- Spanish: El grito en el cielo
- Directed by: Félix SabrosoDunia Ayaso
- Written by: Félix Sabroso; Dunia Ayaso;
- Produced by: César Benítez
- Starring: María Conchita Alonso; Loles León; María Pujalte; Daniel Guzmán; Pepón Nieto; María Adánez; Carmen Balagué; Gracia Olayo; Mariola Fuentes; Malena Gutiérrez; Antonia San Juan; Ángel Burgos; Javivi; Miguel Ángel Tobías; Ana Torrent; Tito Valverde;
- Cinematography: Hans Burmann
- Edited by: Miguel Ángel Santamaría
- Music by: Manuel Villalta
- Production companies: Cristal PC; Sogetel;
- Distributed by: Columbia TriStar Films de España
- Release date: 24 April 1998;
- Country: Spain
- Language: Spanish

= Shoot Out (1998 film) =

Shoot Out (El grito en el cielo) is a 1998 Spanish comedy film written and directed by Félix Sabroso and Dunia Ayaso starring María Conchita Alonso.

== Plot ==
Television host and diva Miranda Vega experiences a mental breakdown as a television executive tweaks her show introducing no-name freaks in the studio amid dwindling audience ratings, her husband's cheating, and the manoeuvres of her nemesis, Lesbian actress Marta Peña.

== Production ==
The film was produced by Cristal PC and Sogetel and it had the association of Canal+ and Sogepaq.

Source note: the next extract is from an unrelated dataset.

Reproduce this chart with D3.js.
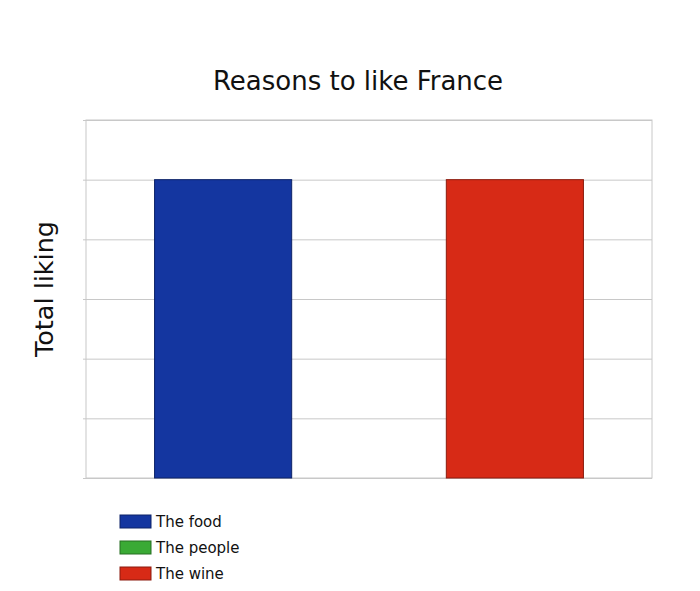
<!DOCTYPE html>
<html>
<head>
<meta charset="utf-8">
<script src="https://cdn.jsdelivr.net/npm/d3@7"></script>
<style>
  html, body { margin: 0; padding: 0; background: #fff; overflow: hidden; }
  svg { display: block; font-family: "DejaVu Sans", Verdana, sans-serif; }
</style>
</head>
<body>
<svg id="chart" width="700" height="591" viewBox="0 0 700 591"></svg>
<script>
// chart data
const categories = ["The food", "The people", "The wine"];
const values = [5, 0, 5];
const colors = ["#1436a0", "#3aaa35", "#d72a16"];
const yTicks = [0, 1, 2, 3, 4, 5, 6];

const svg = d3.select('#chart');
const margin = { top: 120, right: 48, bottom: 113, left: 86 };
const innerWidth = 700 - margin.left - margin.right;
const innerHeight = 591 - margin.top - margin.bottom;

const g = svg.append('g')
    .attr('transform', `translate(${margin.left},${margin.top})`);

const xScale = d3.scaleBand()
    .domain(categories)
    .range([0, innerWidth])
    .paddingInner(0.06)
    .paddingOuter(0.47);

const yScale = d3.scaleLinear()
    .domain([0, 6])
    .range([innerHeight, 0]);

// gridlines + small ticks on the left
g.append('g')
    .attr('transform', 'translate(-3,0)')
    .call(d3.axisLeft(yScale).tickValues(yTicks).tickSize(-innerWidth - 3).tickFormat(''))
    .call(a => a.select('.domain').remove())
    .call(a => a.selectAll('text').remove())
    .selectAll('line')
    .attr('stroke', '#c8c8c8');

// frame
g.append('rect')
    .attr('width', innerWidth)
    .attr('height', innerHeight)
    .attr('fill', 'none')
    .attr('stroke', '#c8c8c8');

g.selectAll('.bar')
    .data(categories)
    .enter()
    .append('rect')
    .attr('class', 'bar')
    .attr('x', d => xScale(d))
    .attr('y', (d, i) => yScale(values[i]))
    .attr('width', xScale.bandwidth())
    .attr('height', (d, i) => innerHeight - yScale(values[i]))
    .attr('fill', (d, i) => colors[i])
    .attr('stroke', (d, i) => d3.color(colors[i]).darker(1.2))
    .attr('stroke-width', 1);

svg.append('text')
    .attr('x', 358)
    .attr('y', 90)
    .attr('text-anchor', 'middle')
    .style('font-size', '26px')
    .style('fill', '#111')
    .text('Reasons to like France');

svg.append('text')
    .attr('transform', 'translate(53,289) rotate(-90)')
    .attr('text-anchor', 'middle')
    .style('font-size', '25.5px')
    .style('fill', '#111')
    .text('Total liking');

// legend
const legend = svg.append('g')
    .attr('transform', 'translate(120,515)');

const item = legend.selectAll('g')
    .data(categories)
    .enter()
    .append('g')
    .attr('transform', (d, i) => `translate(0,${i * 26})`);

item.append('rect')
    .attr('width', 31)
    .attr('height', 13)
    .attr('fill', (d, i) => colors[i])
    .attr('stroke', (d, i) => d3.color(colors[i]).darker(1.2));

item.append('text')
    .attr('x', 36)
    .attr('y', 12)
    .style('font-size', '15px')
    .style('fill', '#111')
    .text(d => d);
</script>
</body>
</html>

It boasted a 300 million budget.

== Release ==
Distributed by Columbia TriStar, Shoot Out was released theatrically in Spain on 24 April 1998.

== Reception ==
Augusto Martínez Torres of El País lamented that the film "is as cliché, unfunny and boring" as the show it attempts to parody.

Jonathan Holland of Variety described the film as a "high-camp, low-interest and phenomenally unsubtle take on the mores of contemporary TV".